Regional groups slam transport plan
Lismore MP Thomas George has joined the chorus of disapproval at the government’s plan to slug all NSW motorists with an increase in registration costs, with the money going towards the $50 billion metropolitan transport plan.
The new tax will vary from $5 to $30 depending on the weight of the vehicle and is expected to raise $500 million a year for the government’s coffers.
Premier Kristina Keneally announced the transport plan last Sunday, which dumped the controversial CBD metro plan and reinstated the north-west rail link, and also added billions more to be spent on buses, car parks and other road-based improvements around Sydney.
But people in regional areas are incensed that they are being hit with a new tax to fund services in the city.
“Under Labor’s transport plan there are no new roads or public transport options for people living outside of Sydney,” Mr George said. “This plan will do nothing for people living in my electorate who have to put up with poor public transport and roads which need upgrading.”
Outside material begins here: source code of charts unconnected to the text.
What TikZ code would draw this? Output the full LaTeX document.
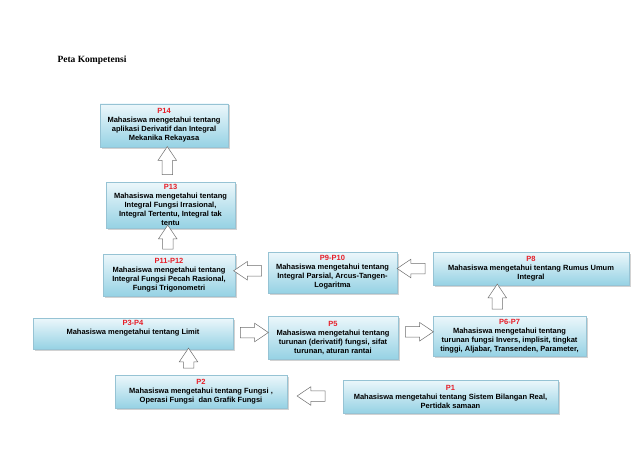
\documentclass[tikz,border=0pt]{standalone}
\usepackage{fontspec}
\setmainfont{Liberation Sans}
\newfontfamily\titlefont{Liberation Serif}
\usetikzlibrary{shapes.arrows,shadows,calc}
\definecolor{boxtop}{RGB}{236,247,251}
\definecolor{boxbot}{RGB}{150,210,228}
\definecolor{boxline}{RGB}{150,195,212}
\definecolor{ptitle}{RGB}{230,30,40}
\definecolor{arrline}{RGB}{110,110,110}
\tikzset{
  kbox/.style={draw=boxline, line width=0.4pt, top color=boxtop, bottom color=boxbot,
    drop shadow={shadow xshift=1.5pt, shadow yshift=-1.5pt, opacity=0.35},
    align=center, inner sep=1pt, font=\fontsize{7.5}{9}\selectfont\bfseries},
  barrow/.style={single arrow, draw=arrline, fill=white, line width=0.5pt,
    minimum height=28pt, inner sep=5pt, single arrow head extend=4pt,
    single arrow tip angle=68},
  up/.style={barrow, shape border rotate=90},
  lt/.style={barrow, shape border rotate=180},
  rt/.style={barrow, shape border rotate=0},
}
\newcommand{\pt}[1]{{\color{ptitle}#1}}
\begin{document}
\begin{tikzpicture}[x=1pt,y=-1pt]
\useasboundingbox[fill=white] (0,0) rectangle (638,452);
\node[anchor=base west, font=\titlefont\fontsize{9.5}{11}\selectfont\bfseries] (title) at (54,63) {Peta Kompetensi};

\node[kbox, minimum width=128pt, minimum height=43pt] (p14) at (164,125.5)
  {\pt{P14}\\Mahasiswa mengetahui tentang\\aplikasi Derivatif dan Integral\\Mekanika Rekayasa};
\node[kbox, minimum width=129pt, minimum height=46pt] (p13) at (170.5,205)
  {\pt{P13}\\Mahasiswa mengetahui tentang\\Integral Fungsi Irrasional,\\Integral Tertentu, Integral tak\\tentu};
\node[kbox, minimum width=132pt, minimum height=42pt] (p11) at (169,275)
  {\pt{P11-P12}\\Mahasiswa mengetahui tentang\\Integral Fungsi Pecah Rasional,\\Fungsi Trigonometri};
\node[kbox, minimum width=129pt, minimum height=41pt] (p9) at (332.5,272.5)
  {\pt{P9-P10}\\Mahasiswa mengetahui tentang\\Integral Parsial, Arcus-Tangen-\\Logaritma};
\node[kbox, minimum width=196pt, minimum height=33pt] (p8) at (531,268.5)
  {\pt{P8}\\Mahasiswa mengetahui tentang Rumus Umum\\Integral};
\node[kbox, minimum width=200pt, minimum height=31pt] (p3) at (133,333.5)
  {\pt{P3-P4}\\Mahasiswa mengetahui tentang Limit\\[4pt]};
\node[kbox, minimum width=130pt, minimum height=43pt] (p5) at (333,337.5)
  {\pt{P5}\\Mahasiswa mengetahui tentang\\turunan (derivatif) fungsi, sifat\\turunan, aturan rantai};
\node[kbox, minimum width=153pt, minimum height=40pt] (p6) at (509.5,336)
  {\pt{P6-P7}\\Mahasiswa mengetahui tentang\\turunan fungsi  Invers, implisit, tingkat\\tinggi, Aljabar, Transenden, Parameter,};
\node[kbox, minimum width=172pt, minimum height=33pt] (p2) at (201,391.5)
  {\pt{P2}\\Mahasiswa mengetahui tentang Fungsi ,\\Operasi Fungsi \ dan Grafik Fungsi};
\node[kbox, minimum width=215pt, minimum height=33pt] (p1) at (450.5,396.5)
  {\pt{P1}\\Mahasiswa mengetahui tentang Sistem Bilangan Real,\\Pertidak samaan};

\node[up] (a1) at ($(p13.north)!0.5!(p14.south)$) {};
\node[up, minimum height=24pt] (a2) at ($(p11.north)!0.5!(p13.south)+(-2,0)$) {};
\node[lt] (a3) at ($(p9.west)!0.5!(p11.east)+(0,-3)$) {};
\node[lt] (a4) at ($(p8.west)!0.5!(p9.east)+(0,-2)$) {};
\node[up, minimum height=25pt] (a5) at ($(p6.north)!0.5!(p8.south)+(-23,0)$) {};
\node[rt] (a6) at ($(p3.east)!0.5!(p5.west)+(0,-3)$) {};
\node[rt] (a7) at ($(p5.east)!0.5!(p6.west)+(0,-5)$) {};
\node[up, minimum height=20pt] (a8) at ($(p2.north)!0.5!(p3.south)+(21.5,0)$) {};
\node[lt] (a9) at ($(p1.west)!0.5!(p2.east)+(0,2)$) {};
\end{tikzpicture}
\end{document}
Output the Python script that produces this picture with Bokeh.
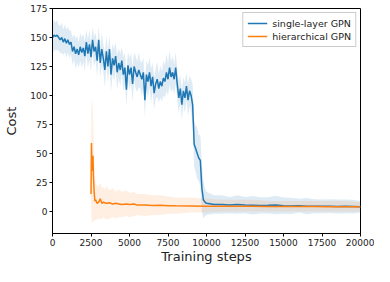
from bokeh.plotting import figure
from bokeh.models import FixedTicker, Range1d, Legend, LegendItem, NumeralTickFormatter
from bokeh.embed import file_html
from bokeh.resources import INLINE

# ---- data: single-layer GPN (blue) ----
blue_x = list(range(0, 10001, 100)) + [10500, 11000, 11500, 12000, 12500, 13000, 13500, 14000,
                                       14500, 15000, 15500, 16000, 16500, 17000, 17500, 18000,
                                       18500, 19000, 19500, 20000]
blue_mean = [150, 152, 151, 152, 150, 148, 150, 146, 149, 145,
             148, 144, 146, 138, 142, 136, 140, 135, 142, 137,
             141, 134, 146, 136, 144, 133, 148, 138, 142, 130,
             148, 128, 140, 132, 122, 138, 125, 140, 118, 132,
             126, 134, 120, 128, 122, 130, 118, 124, 105, 126,
             118, 124, 110, 125, 120, 116, 122, 118, 114, 120,
             96, 118, 112, 120, 108, 116, 102, 110, 114, 106,
             112, 108, 115, 112, 120, 114, 124, 116, 120, 114,
             124, 110, 98, 106, 92, 104, 98, 108, 96, 104,
             100, 92, 58, 54, 50, 46, 44, 20, 10, 8,
             7,
             6, 6, 5.5, 6, 5.5, 5.4, 5.2, 5.3, 5.5, 5,
             4.8, 5, 4.6, 4.5, 4.4, 4.6, 4.3, 4.4, 4.2, 4]
blue_spread = [14, 13, 12, 13, 11, 12, 13, 11, 12, 12,
               11, 12, 10, 12, 11, 13, 12, 11, 12, 13,
               12, 13, 11, 12, 13, 12, 11, 13, 12, 14,
               12, 13, 14, 12, 15, 13, 14, 12, 15, 13,
               14, 12, 15, 13, 14, 12, 15, 13, 14, 12,
               14, 13, 15, 12, 14, 13, 15, 12, 14, 13,
               15, 12, 14, 13, 15, 12, 14, 13, 15, 12,
               14, 13, 15, 14, 16, 14, 15, 13, 14, 13,
               14, 13, 14, 12, 13, 12, 13, 12, 14, 13,
               14, 18, 20, 20, 22, 20, 22, 20, 16, 12,
               10,
               8, 8, 7, 8, 7, 8, 7, 7, 8, 7,
               7, 6, 7, 6, 6, 6, 6, 6, 6, 5]

# ---- data: hierarchical GPN (orange) ----
orange_x = [2500, 2530, 2560, 2600, 2630, 2660, 2700, 2750, 2800, 2900,
            3000, 3100, 3200, 3300, 3400, 3500, 3700, 3900, 4100, 4300,
            4500, 4800, 5000, 5300, 5500, 6000, 6500, 7000, 7500, 8000,
            9000, 10000, 11000, 12000, 13000, 14000, 15000, 16000, 17000, 18000,
            19000, 20000]
orange_mean = [15, 59, 40, 35, 48, 30, 18, 9, 10, 7,
               8, 11, 7, 8, 7.5, 7, 7.5, 6.5, 7, 6.5,
               6, 6.5, 6, 6.5, 5.5, 5.5, 5.2, 5.3, 5, 4.9,
               4.8, 4.6, 4.5, 4.5, 4.4, 4.3, 4.3, 4.2, 4.2, 4.1,
               4.1, 4]
orange_lower = [10, -5, -8, -10, -8, -9, -8, -7, -8, -7,
                -6, -7, -6, -5, -6, -7, -6, -5, -6, -5,
                -5, -4, -5, -4, -3, -4, -3, -3, -2, -2,
                -1, -1, 0, 0, 0, 0, 0, 0, 0, 0,
                0, 0]
orange_upper = [25, 100, 90, 95, 85, 70, 45, 30, 25, 22,
                22, 25, 20, 21, 19, 22, 18, 20, 17, 19,
                17, 18, 16, 17, 15, 15, 14, 14, 13, 12,
                12, 11, 10, 10, 10, 9, 9, 9, 9, 9,
                9, 8]

blue_lower = [m - s for m, s in zip(blue_mean, blue_spread)]
blue_upper = [m + s for m, s in zip(blue_mean, blue_spread)]

x_ticks = [0, 2500, 5000, 7500, 10000, 12500, 15000, 17500, 20000]
y_ticks = [0, 25, 50, 75, 100, 125, 150, 175]

BLUE = "#1f77b4"
ORANGE = "#ff7f0e"

p = figure(width=374, height=266, output_backend="svg", toolbar_location=None,
           x_range=Range1d(0, 20000), y_range=Range1d(-19, 175),
           min_border_left=52, min_border_right=14, min_border_top=8, min_border_bottom=0)

p.varea(x=blue_x, y1=blue_lower, y2=blue_upper, fill_color=BLUE, fill_alpha=0.15)
p.varea(x=orange_x, y1=orange_lower, y2=orange_upper, fill_color=ORANGE, fill_alpha=0.12)
r1 = p.line(blue_x, blue_mean, line_color=BLUE, line_width=1.5)
r2 = p.line(orange_x, orange_mean, line_color=ORANGE, line_width=1.5)

p.xgrid.visible = False
p.ygrid.visible = False
p.outline_line_color = "black"
p.outline_line_alpha = 1
p.outline_line_width = 1

for ax in (p.xaxis[0], p.yaxis[0]):
    ax.major_label_text_font = "DejaVu Sans"
    ax.major_label_text_font_size = "9px"
    ax.major_label_text_color = "#222222"
    ax.axis_label_text_font = "DejaVu Sans"
    ax.axis_label_text_font_size = "13px"
    ax.axis_label_text_font_style = "normal"
    ax.axis_label_text_color = "#222222"
    ax.minor_tick_line_color = None
    ax.major_tick_out = 3
    ax.major_tick_in = 0
    ax.axis_line_color = "black"
    ax.major_label_standoff = 2

p.xaxis.ticker = FixedTicker(ticks=x_ticks)
p.yaxis.ticker = FixedTicker(ticks=y_ticks)
p.xaxis.formatter = NumeralTickFormatter(format="0")
p.xaxis.axis_label = "Training steps"
p.yaxis.axis_label = "Cost"
p.xaxis.axis_label_standoff = 0
p.yaxis.axis_label_standoff = 8

legend = Legend(items=[LegendItem(label="single-layer GPN", renderers=[r1]),
                       LegendItem(label="hierarchical GPN", renderers=[r2])],
                location="top_right")
legend.label_text_font = "DejaVu Sans"
legend.label_text_font_size = "9.5px"
legend.label_text_color = "#222222"
legend.glyph_width = 20
legend.glyph_height = 12
legend.label_height = 12
legend.spacing = 1
legend.padding = 4
legend.margin = 4
legend.border_line_color = "#cccccc"
legend.border_line_alpha = 1
legend.background_fill_alpha = 0.8
p.add_layout(legend)

open("out.html", "w").write(file_html(p, INLINE))
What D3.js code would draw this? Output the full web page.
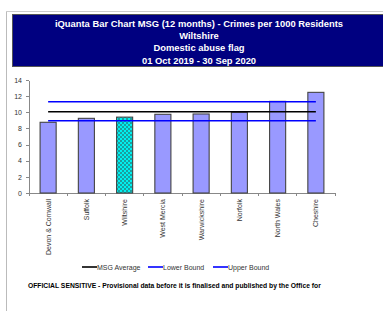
<!DOCTYPE html>
<meta charset="utf-8">
<head>
<style>
  body { margin: 0; background: #fff; }
  text { font-family: "Liberation Sans", Arial, sans-serif; }
  .axis path, .axis line { fill: none; stroke: #888; shape-rendering: crispEdges; }
  .axis text { fill: #333; font-size: 7px; }
</style>
</head>
<body>
<script src="https://cdnjs.cloudflare.com/ajax/libs/d3/7.8.5/d3.min.js"></script>
<script>

const categories = ["Devon & Cornwall", "Suffolk", "Wiltshire", "West Mercia",
  "Warwickshire", "Norfolk", "North Wales", "Cheshire"];
const rates = [8.76, 9.25, 9.4, 9.75, 9.79, 10.0, 11.35, 12.47];
const highlight = "Wiltshire";

const msgAverage = [10.07, 10.07, 10.07, 10.07, 10.07, 10.07, 10.07, 10.07];
const lowerBound = [8.96, 8.96, 8.96, 8.96, 8.96, 8.96, 8.96, 8.96];
const upperBound = [11.3, 11.3, 11.3, 11.3, 11.3, 11.3, 11.3, 11.3];

const yTicks = [0, 2, 4, 6, 8, 10, 12, 14];

const titleLines = [
  "iQuanta Bar Chart MSG (12 months) - Crimes per 1000 Residents",
  "Wiltshire",
  "Domestic abuse flag",
  "01 Oct 2019 - 30 Sep 2020"
];

const legendItems = [
  {name: "MSG Average", color: "#000"},
  {name: "Lower Bound", color: "#0000ff"},
  {name: "Upper Bound", color: "#0000ff"}
];

const footer = "OFFICIAL SENSITIVE - Provisional data before it is finalised and published by the Office for";

const W = 383, H = 311;
const plot = {left: 29, right: 335, top: 80, bottom: 193};

const svg = d3.select("body").append("svg")
  .attr("width", W)
  .attr("height", H);

// page frame
svg.append("line").attr("x1", 6.5).attr("x2", 6.5).attr("y1", 11).attr("y2", H)
  .attr("stroke", "#bbb");
svg.append("line").attr("x1", 6).attr("x2", W).attr("y1", 11.5).attr("y2", 11.5)
  .attr("stroke", "#ccc");

// title box
svg.append("rect")
  .attr("x", 12.5).attr("y", 14.5)
  .attr("width", 380).attr("height", 52)
  .attr("fill", "#000080")
  .attr("stroke", "#555");

svg.append("g").selectAll("text")
  .data(titleLines)
  .join("text")
    .attr("x", 199)
    .attr("y", (d, i) => 26.5 + i * 12.4)
    .attr("text-anchor", "middle")
    .attr("fill", "#fff")
    .attr("font-weight", "bold")
    .attr("font-size", "9.4px")
    .text(d => d);

// pattern for the highlighted force
const defs = svg.append("defs");
const pat = defs.append("pattern")
  .attr("id", "check")
  .attr("patternUnits", "userSpaceOnUse")
  .attr("width", 4).attr("height", 4);
pat.append("rect").attr("width", 4).attr("height", 4).attr("fill", "#00f0f0");
pat.append("rect").attr("width", 2).attr("height", 2).attr("fill", "#1a9f9f");
pat.append("rect").attr("x", 2).attr("y", 2).attr("width", 2).attr("height", 2).attr("fill", "#1a9f9f");

const x = d3.scaleBand()
  .domain(categories)
  .range([plot.left, plot.right])
  .paddingInner(0.58)
  .paddingOuter(0.29);

const y = d3.scaleLinear()
  .domain([0, 14])
  .range([plot.bottom, plot.top]);

// y axis
svg.append("g")
  .attr("class", "axis")
  .attr("transform", "translate(" + plot.left + ",0)")
  .call(d3.axisLeft(y).tickValues(yTicks).tickSize(3).tickPadding(4).tickSizeOuter(0));

// x axis with ticks at band boundaries
const xAxisG = svg.append("g")
  .attr("class", "axis")
  .attr("transform", "translate(0," + plot.bottom + ")");
xAxisG.append("path")
  .attr("d", "M" + plot.left + ",0.5H" + plot.right);
const step = x.step();
xAxisG.selectAll("line")
  .data(d3.range(categories.length + 1))
  .join("line")
    .attr("x1", i => plot.left + i * step)
    .attr("x2", i => plot.left + i * step)
    .attr("y1", 0).attr("y2", 3);
xAxisG.selectAll("text")
  .data(categories)
  .join("text")
    .attr("transform", d => "translate(" + (x(d) + x.bandwidth() / 2 + 2.5) + ",6) rotate(-90)")
    .attr("text-anchor", "end")
    .attr("font-size", "7px")
    .attr("fill", "#444")
    .text(d => d);

// bars
svg.append("g")
  .selectAll("rect")
  .data(categories)
  .join("rect")
    .attr("x", d => x(d))
    .attr("y", (d, i) => y(rates[i]))
    .attr("width", x.bandwidth())
    .attr("height", (d, i) => y(0) - y(rates[i]))
    .attr("fill", d => d === highlight ? "url(#check)" : "#9999ff")
    .attr("stroke", "#444")
    .attr("stroke-width", 1.1);

// reference lines
const line = d3.line()
  .x((d, i) => x(categories[i]) + x.bandwidth() / 2)
  .y(d => y(d));

const series = [
  {values: upperBound, color: "#0000ff"},
  {values: msgAverage, color: "#000"},
  {values: lowerBound, color: "#0000ff"}
];
svg.append("g")
  .selectAll("path")
  .data(series)
  .join("path")
    .attr("d", d => line(d.values))
    .attr("fill", "none")
    .attr("stroke", d => d.color)
    .attr("stroke-width", 1.6);

// legend
const legendX = [82, 148, 213];
const legend = svg.append("g").attr("transform", "translate(0,267)");
const li = legend.selectAll("g")
  .data(legendItems)
  .join("g")
    .attr("transform", (d, i) => "translate(" + legendX[i] + ",0)");
li.append("line")
  .attr("x1", 0).attr("x2", 15)
  .attr("stroke", d => d.color)
  .attr("stroke-width", 1.6);
li.append("text")
  .attr("x", 15).attr("y", 2.5)
  .attr("font-size", "7px")
  .attr("fill", "#333")
  .text(d => d.name);

// footer
svg.append("text")
  .attr("x", 28)
  .attr("y", 288)
  .attr("font-size", "6.75px")
  .attr("font-weight", "bold")
  .attr("fill", "#000")
  .text(footer);

</script>
</body>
NRMA Motoring and Services president Wendy Machin weighed into the fray, saying that “Regional NSW motorists will be paying higher registration charges to fund Sydney-centric transport projects and will not see any of this money reinvested in regional roads – many of which are in poor condition.”
The NSW Farmers Association was also unhappy with the plan, saying it will unfairly impact on country people.
“To expect farmers to pay for improvements to city transport when they register heavy vehicles necessary for their business is ludicrous,” president Charles Armstrong said. “While we understand the need for improvements in our growing cities, even basic maintenance is being ignored west of the divide.”